Scenario Tax Treatment Base Gain Considered Indicative Tax Burden Pattern
Sold within short-term period STCG at slab rate Nominal gain (no indexation) Can be high for taxpayers in 20% to 30% slabs
Sold after long-term threshold, no exemption claimed LTCG with indexation Inflation-adjusted gain Often lower effective tax versus STCG scenarios
Sold after long-term threshold with valid exemption LTCG less exemption Indexed gain reduced by qualifying reinvestment Potentially the most tax-efficient, compliance dependent

7) Step-by-Step Manual Calculation Workflow

Even if you use a calculator, always verify the logic manually:

  1. Identify sale value and reduce transfer expenses to get net consideration.
  2. Calculate holding period from acquisition date to sale date.
  3. Classify gain as short-term or long-term.
  4. For long-term, apply indexation to acquisition and eligible improvement costs.
  5. Deduct eligible exemption amount if reinvestment conditions are satisfied.
  6. Compute tax rate based on gain type and add applicable cess and surcharge rules as relevant.
  7. Cross-check with return utility and preserve papers for assessment support.

8) Frequent Errors Taxpayers Make

  • Confusing “income from house property” with “capital gains from property sale.”
  • Ignoring stamp duty valuation issues where deemed consideration may apply.
  • Claiming improvement costs without documentary backup.
  • Applying exemption without meeting purchase/construction timelines.
  • Miscalculating holding period due to wrong date assumptions.
  • Using wrong CII year value or wrong base logic for indexation.
  • Forgetting cess impact while estimating final tax payment.

9) Documentation Checklist Before Filing Return

Keep a dedicated transaction file containing:

  • Registered purchase deed and sale deed
  • Brokerage and legal fee invoices
  • Bank statements showing payment trail
  • Improvement bills and contractor agreements
  • Proof of exemption reinvestment or specified bond investment
  • Working papers showing holding period and CII-based indexation

Strong records reduce notice risk and simplify response if clarification is sought later.

10) Policy Sources and Authoritative References

For legal interpretation and latest updates, always rely on official material, not social media summaries.
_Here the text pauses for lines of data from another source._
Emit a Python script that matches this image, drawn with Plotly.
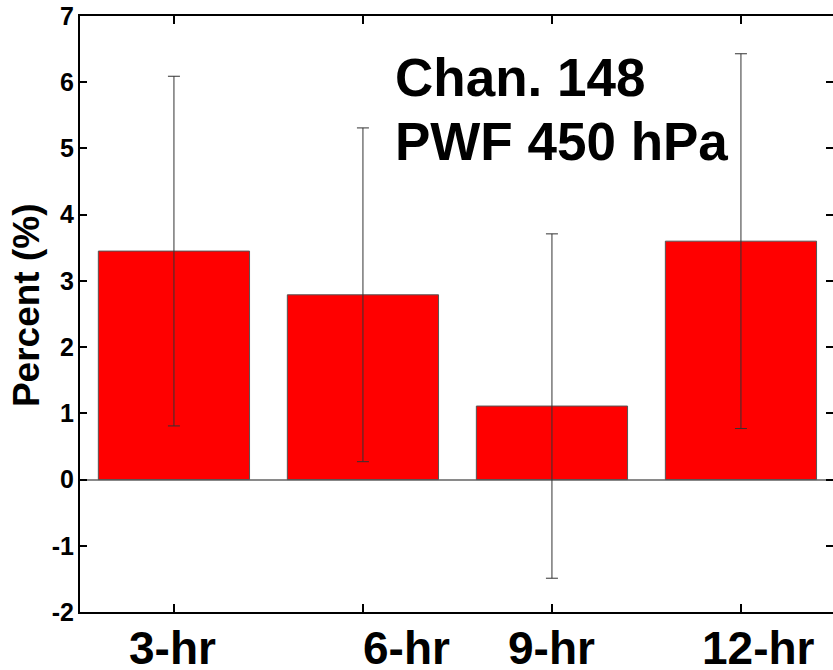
import plotly.graph_objects as go

# Forecast lead times and their percentage impact, with symmetric uncertainty
categories = ["3-hr", "6-hr", "9-hr", "12-hr"]
percent = [3.45, 2.79, 1.11, 3.60]
err = [2.64, 2.52, 2.60, 2.83]
y_ticks = [-2, -1, 0, 1, 2, 3, 4, 5, 6, 7]
y_tick_text = ["-2", "-1", "0", "1", "2", "3", "4", "5", "6", "7"]
# horizontal placement of the category labels (in category units)
label_pos = [-0.01, 1.23, 2.0, 3.095]

FONT = "Arial, Liberation Sans, sans-serif"
xpos = list(range(len(categories)))

fig = go.Figure()
fig.add_trace(go.Bar(
    x=xpos, y=percent, width=0.8,
    marker=dict(color="#ff0000", line=dict(color="#555555", width=1)),
    error_y=dict(type="data", array=err, visible=True,
                 color="#333333", thickness=1, width=6),
    showlegend=False, hoverinfo="skip",
))
# invisible trace carrying the right-hand tick axis
fig.add_trace(go.Scatter(x=[0], y=[0], yaxis="y2", mode="markers",
                         marker=dict(opacity=0), showlegend=False,
                         hoverinfo="skip"))

fig.update_layout(
    width=833, height=670,
    margin=dict(l=80, r=0, t=16, b=58),
    plot_bgcolor="white", paper_bgcolor="white",
    xaxis=dict(range=[-0.497, 3.487], tickvals=xpos, ticktext=[""] * 4,
               ticks="inside", ticklen=8, tickwidth=2, tickcolor="black",
               showline=True, linecolor="black", linewidth=2,
               mirror="ticks", showgrid=False, zeroline=False,
               automargin=False),
    yaxis=dict(range=[-2, 7], tickvals=y_ticks, ticktext=y_tick_text,
               ticks="inside", ticklen=7, tickwidth=2, tickcolor="black",
               showline=True, linecolor="black", linewidth=2,
               showgrid=False, zeroline=True, zerolinecolor="#8a8a8a",
               zerolinewidth=1.5, ticklabelstandoff=-1,
               tickfont=dict(family=FONT, size=25, color="black", weight="bold"),
               automargin=False),
    yaxis2=dict(range=[-2, 7], tickvals=y_ticks, overlaying="y", side="right",
                ticks="inside", ticklen=7, tickwidth=2, tickcolor="black",
                showline=False, showgrid=False, zeroline=False,
                showticklabels=False, automargin=False),
)

annotations = [
    dict(text="Percent (%)", textangle=-90, xref="paper", yref="paper",
         x=-0.0717, y=0.515, xanchor="center", yanchor="middle",
         showarrow=False,
         font=dict(family=FONT, size=37, color="black", weight="bold")),
    dict(text="Chan. 148", xref="paper", yref="paper", x=0.4157, y=0.896,
         xanchor="left", yanchor="middle", showarrow=False,
         font=dict(family=FONT, size=53, color="black", weight="bold")),
    dict(text="PWF 450 hPa", xref="paper", yref="paper", x=0.4157, y=0.789,
         xanchor="left", yanchor="middle", showarrow=False,
         font=dict(family=FONT, size=53, color="black", weight="bold")),
]
for lbl, pos in zip(categories, label_pos):
    annotations.append(dict(
        text=lbl, xref="x", yref="paper", x=pos, y=-0.0596,
        xanchor="center", yanchor="middle", showarrow=False,
        font=dict(family=FONT, size=46, color="black", weight="bold")))
fig.update_layout(annotations=annotations)

fig.write_html("out.html")
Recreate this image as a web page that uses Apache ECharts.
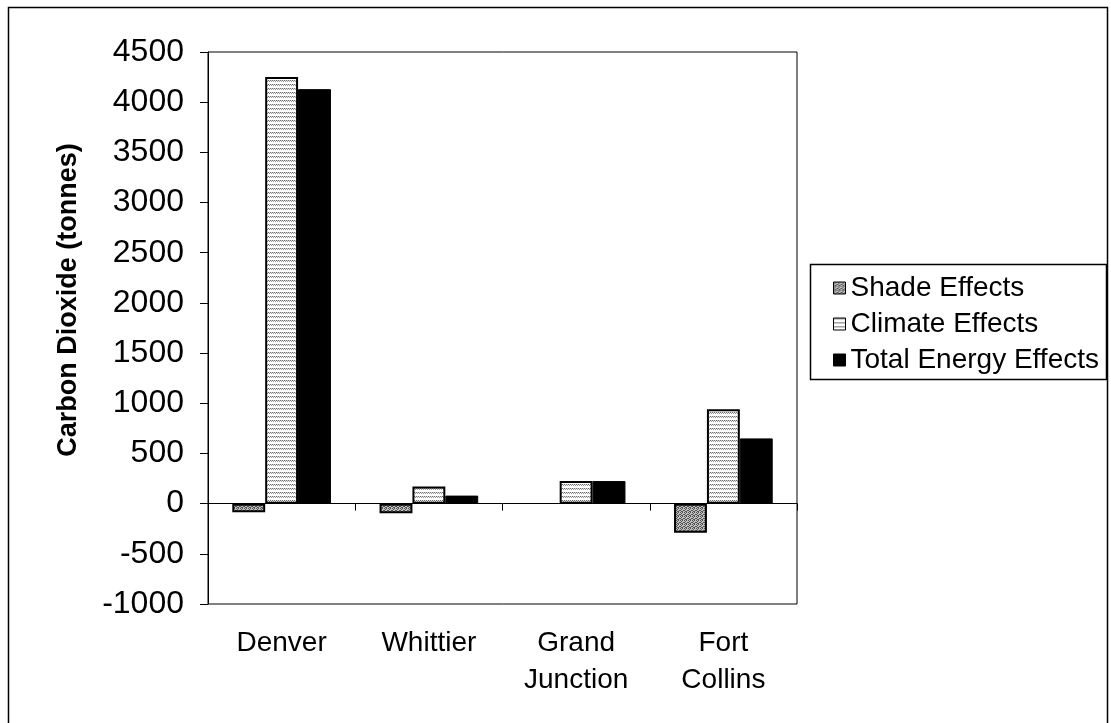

Start with these authoritative references:

Final Expert Takeaway

Income from sale of house property calculation is not just arithmetic. It combines tax classification, timeline control, indexation mathematics, exemption eligibility, and documentary strength. Two sellers with similar sale prices can end up with very different tax outgo depending on holding period and compliance quality. If your transaction value is substantial, professional review before executing sale and reinvestment decisions can produce meaningful legal tax savings. Use the calculator above as a planning tool, then validate with current law, official notifications, and your tax adviser before filing.